Das Gute zudem: Trinkgelder sind in unbegrenzter Höhe steuerfrei, der Arbeitnehmer muss nach dem Einkommenssteuergesetz (§ 3 Nr. 51 EStG) keine Abgaben auf die erhaltenen Summen entrichten.
Trinkgeld steht dem Empfänger zu
„Ist arbeitsvertraglich nichts anderes geregelt, steht das Trinkgeld dem Arbeitnehmer zu, der es erhalten hat“, erläutert Prof. Dr. Michael Fuhlrott, Fachanwalt für Arbeitsrecht. Die Rechtslage sei hier eindeutig, so der Arbeitsrechtler unter Verweis auf entsprechende Urteile der Arbeitsgerichte (u.a. Landesarbeitsgericht Rheinland-Pfalz, Urt. v. 09.12.2010, 10 Sa 483/10). Denn der Gast gibt das Trinkgeld freiwillig und würdigt damit die Leistung der ihn bedienenden Servicekraft. Diese darf das Geld dann auch behalten, sofern der Gast nicht ausdrücklich bei dem Geben des Trinkgeldes eine andere Aufteilung gewünscht hat.
Verteilung an Kollegen möglich, nicht aber an den Chef
Regelungen, wonach Trinkgelder an den Inhaber herauszugeben sind, sind rechtlich unwirksam. „Einer entsprechenden Anweisung müsste der Mitarbeiter keine Folge leisten, selbst wenn er zuvor eine solche Regelung unterschrieben hat“, so Arbeitsrechtler Fuhlrott.
Denkbar sind aber arbeitsvertragliche Regelungen, wonach das Trinkgeld zwischen den Arbeitnehmern – z.B. Küche und Service – verteilt wird. „Üblich sind etwa Regelungen, wonach das Trinkgeld ganz oder zu Teilen in einen Topf geht und anschließend verteilt wird.
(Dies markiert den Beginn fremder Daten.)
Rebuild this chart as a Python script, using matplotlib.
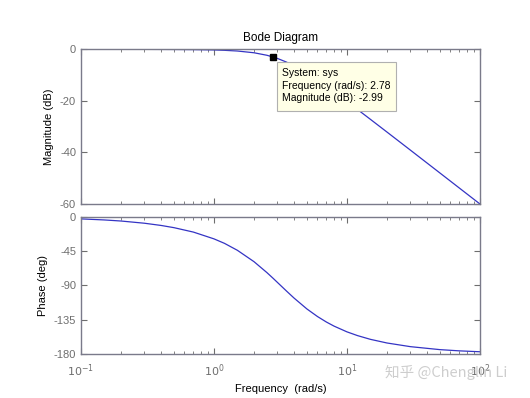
import numpy as np
import matplotlib
matplotlib.use("Agg")
import matplotlib.pyplot as plt
from matplotlib.patches import Rectangle

plt.rcParams['font.family'] = ['Liberation Sans', 'Noto Sans CJK SC', 'DejaVu Sans']

# punkty
freq = [0.1, 0.15, 0.2, 0.3, 0.4, 0.5, 0.7, 1.0, 1.2, 1.5, 2.0, 2.5, 2.78, 3.0, 3.5,
        4.0, 5.0, 6.0, 7.0, 8.0, 10.0, 12.0, 15.0, 20.0, 30.0, 50.0, 70.0, 100.0]
mag_db = [0.0, 0.0, -0.01, -0.02, -0.04, -0.06, -0.12, -0.25, -0.39, -0.66, -1.34, -2.31,
          -2.99, -3.54, -4.93, -6.39, -9.29, -11.98, -14.39, -16.55, -20.25, -23.34,
          -27.15, -32.10, -39.11, -47.97, -53.81, -60.0]
phase_deg = [-2.9, -4.3, -5.7, -8.6, -11.5, -14.4, -20.2, -29.1, -35.0, -44.1, -59.0, -73.3,
             -80.7, -86.2, -97.3, -106.7, -121.0, -130.9, -138.1, -143.5, -151.0, -155.9,
             -160.8, -165.6, -170.4, -174.3, -175.9, -177.1]

mag_ticks = [0, -20, -40, -60]
phase_ticks = [0, -45, -90, -135, -180]
marker_f = 2.78
marker_m = -2.99
tip_lines = ["System: sys", "Frequency (rad/s): 2.78", "Magnitude (dB): -2.99"]

linia = '#3434c4'
szary = '#6e6e6e'

fig = plt.figure(figsize=(5.3, 3.98), dpi=100)
ax1 = fig.add_axes([0.1528, 0.4874, 0.7528, 0.3887])
ax2 = fig.add_axes([0.1528, 0.1106, 0.7528, 0.3450])

for ax in (ax1, ax2):
    ax.set_xscale('log')
    ax.set_xlim(0.1, 100)
    ax.tick_params(which='both', direction='in', top=True, right=True,
                   colors=szary, labelsize=8)
    ax.tick_params(which='major', length=4, width=0.8)
    ax.tick_params(which='minor', length=2.5, width=0.6)
    for s in ax.spines.values():
        s.set_color('#7a7a8a')
        s.set_linewidth(1.0)

ax1.plot(freq, mag_db, color=linia, lw=0.9)
ax1.set_ylim(-60, 0)
ax1.set_yticks(mag_ticks)
ax1.set_yticklabels([str(t) for t in mag_ticks])
ax1.tick_params(axis='x', which='both', labelbottom=False)
ax1.set_ylabel('Magnitude (dB)', fontsize=8, color='black')
ax1.set_title('Bode Diagram', fontsize=8.5, color='black', pad=6)

# znacznik i dymek
ax1.plot([marker_f], [marker_m], 's', color='black', ms=5, zorder=5)
ax1.add_patch(Rectangle((0.491, 0.601), 0.298, 0.317, transform=ax1.transAxes,
                        facecolor='#ffffe6', edgecolor='#b0b0b0', lw=0.8, zorder=6))
ax1.text(0.503, 0.88, "\n".join(tip_lines), transform=ax1.transAxes, fontsize=7.5,
         va='top', ha='left', linespacing=1.35, color='black', zorder=7)

ax2.plot(freq, phase_deg, color=linia, lw=0.9)
ax2.set_ylim(-180, 0)
ax2.set_yticks(phase_ticks)
ax2.set_yticklabels([str(t) for t in phase_ticks])
ax2.set_xticks([0.1, 1, 10, 100])
ax2.set_xticklabels([r'$10^{-1}$', r'$10^{0}$', r'$10^{1}$', r'$10^{2}$'])
ax2.set_ylabel('Phase (deg)', fontsize=8, color='black')
ax2.set_xlabel('Frequency  (rad/s)', fontsize=8, color='black', labelpad=4)
ax2.tick_params(axis='x', pad=6)

fig.text(0.727, 0.053, '知乎 @Chenglin Li', fontsize=10.5, color='#c8c8c8',
         family=['Noto Sans CJK SC', 'DejaVu Sans'], alpha=0.9)

fig.savefig('out.png', dpi=100, facecolor='white')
Das macht Sinn, damit auch die Köchin und der Tellerwäscher einen Anteil hieran erhalten. In rechtlicher Hinsicht bedarf es dazu aber des Einverständnisses des Mitarbeiters. Einseitig können solche Regelungen nicht vorgegeben werden.“
Damit bedürfen auch solche Verteilungsregelungen innerhalb der Belegschaft der Zustimmung der Mitarbeiter. Oftmals werden derartige Regelungen daher auch direkt mit dem Arbeitsvertrag festgelegt. Spätere Änderungen und/oder Abweichungen bedürfen dann aber der Zustimmung des Mitarbeiters.
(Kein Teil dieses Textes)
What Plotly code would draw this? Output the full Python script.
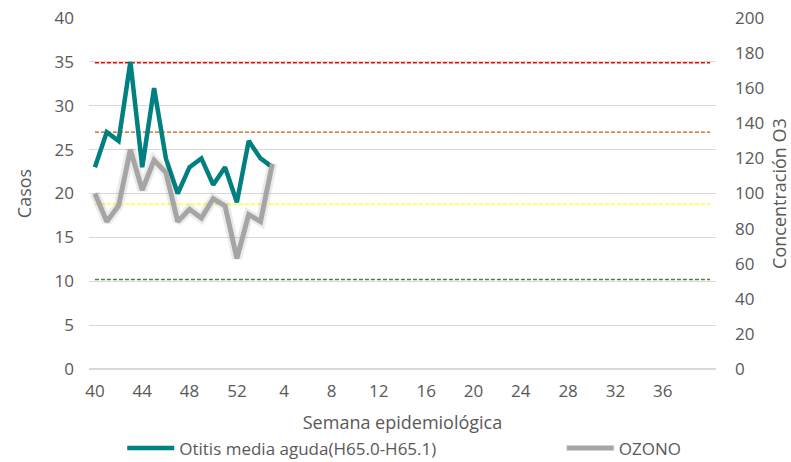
import plotly.graph_objects as go

weeks = list(range(40, 53)) + list(range(1, 41))
otitis = [23, 27, 26, 35, 23, 32, 24, 20, 23, 24, 21, 23, 19, 26, 24, 23]
ozono = [100, 84, 93, 125, 102, 119, 112, 84, 91, 86, 97, 93, 63, 88, 84, 117]
thresholds = [34.9, 27.0, 18.8, 10.2]
threshold_colors = ["#FF0000", "#C55A11", "#FFFF00", "#548235"]

x = list(range(len(weeks)))
tick_idx = list(range(0, 49, 4))
tick_txt = [str(weeks[i]) for i in tick_idx]

FONT = "Open Sans"
GREY = "#595959"
FS = 17
FT = 18

fig = go.Figure()

for val, col in zip(thresholds, threshold_colors):
    fig.add_trace(go.Scatter(x=[x[0], x[-1]], y=[val, val], mode="lines",
                             line=dict(color=col, width=1.3, dash="4px,2px"),
                             showlegend=False, hoverinfo="skip"))

fig.add_trace(go.Scatter(x=x[:len(otitis)], y=otitis, mode="lines",
                         name="Otitis media aguda(H65.0-H65.1)",
                         line=dict(color="#008080", width=4.5), legend="legend"))

fig.add_trace(go.Scatter(x=x[:len(ozono)], y=ozono, mode="lines", yaxis="y2",
                         line=dict(color="rgba(0,0,0,0.08)", width=10),
                         showlegend=False, hoverinfo="skip"))
fig.add_trace(go.Scatter(x=x[:len(ozono)], y=ozono, mode="lines", yaxis="y2",
                         name="OZONO",
                         line=dict(color="#A5A5A5", width=5), legend="legend2"))

fig.update_layout(
    width=791, height=462,
    margin=dict(l=89, r=75, t=18, b=93, autoexpand=False),
    paper_bgcolor="white", plot_bgcolor="white",
    font=dict(family=FONT, size=FS, color=GREY),
    xaxis=dict(range=[-0.5, len(weeks) - 0.5], tickmode="array",
               tickvals=tick_idx, ticktext=tick_txt, showgrid=False,
               zeroline=False, showline=False, ticks="", automargin=False,
               ticklabelstandoff=10,
               title=dict(text="Semana epidemiológica", standoff=15,
                          font=dict(size=FT, color=GREY))),
    yaxis=dict(range=[0, 40], dtick=5, showgrid=True, gridcolor="#D9D9D9",
               gridwidth=1, zeroline=True, zerolinecolor="#D9D9D9",
               zerolinewidth=1.5, showline=False, ticks="", automargin=False,
               ticklabelstandoff=14,
               title=dict(text="Casos", standoff=18,
                          font=dict(size=FT, color=GREY))),
    yaxis2=dict(range=[0, 200], dtick=20, overlaying="y", side="right",
                showgrid=False, zeroline=False, showline=False, ticks="",
                automargin=False, ticklabelstandoff=18,
                title=dict(text="Concentración O3", standoff=15,
                           font=dict(size=FT, color=GREY))),
    legend=dict(orientation="h", x=0.053, xanchor="left", y=-0.226,
                yanchor="middle", font=dict(size=FS, color=GREY),
                itemwidth=47, bgcolor="rgba(0,0,0,0)"),
    legend2=dict(orientation="h", x=0.754, xanchor="left", y=-0.226,
                 yanchor="middle", font=dict(size=FS, color=GREY),
                 itemwidth=47, bgcolor="rgba(0,0,0,0)"),
)

fig.write_html("out.html", config={"displayModeBar": False},
               post_script="document.body.style.margin='0';")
Anrechnung von Trinkgeld auf den Lohn?
Nur in Einzelfällen und unter sehr engen Grenzen werden Regelungen für zulässig angesehen, wonach das Trinkgeld auf das jeweilige Festgehalt angerechnet wird („Anrechnungsklauseln“). Hierbei darf aber insbesondere keine Verrechnung mit dem Mindestlohn und tariflicher Mindestlohn erfolgen.
Auch darf dem Servicepersonal keine Mindestvorgabe für Umsatz oder Mindestsummen von Trinkgeldern gemacht werden, die diese erwirtschaften und ggf. verteilen müssen:
„Eine Regelung, wonach bei Nicht-Erreichen einer bestimmten Trinkgeldmenge ein Teil des eigenen Lohnes abzugeben ist, ist unwirksam. Der Kellner hat keinen Einfluss darüber, ob er an spendable oder knauserige Gäste gerät. Selbst wenn ich eine solche Regelung unterschreibe, bleibt diese Regelung unwirksam. Ich bin daher nicht verpflichtet, von meinem eigenen Grundlohn etwas abzugeben“, so der Hamburger Arbeitsrechtsanwalt Fuhlrott.
Trinkgeld: Eine Frage der Fairness?
Bezüglich der innerbetrieblichen Regelungen zum Trinkgeld appelliert Arbeitsrechtler Fuhlrott überdies jenseits der rechtlichen Vorgaben für eine faire Handhabe: „Ohnehin sind Gastronomen angesichts des vielbeschworenen Arbeitskräftemangels gut beraten, hier mit ihren Mitarbeitenden faire Regelungen zu treffen. Das Trinkgeld ist für viele Beschäftigte in der Gastronomie ein wichtiger Gehaltsbaustein, der insbesondere bei Vollzeitkräften schlicht in das monatliche Budget eingeplant ist.“
Fuhlrott empfiehlt Arbeitgebern und Arbeitnehmern bei arbeitsrechtlichen Fragen in diesem Kontext im Zweifel zuvor Rechtsrat einzuholen, wobei er dazu u.a. auf den VDAA Verband deutscher ArbeitsrechtsAnwälte e. V. – www.vdaa.de – verweist.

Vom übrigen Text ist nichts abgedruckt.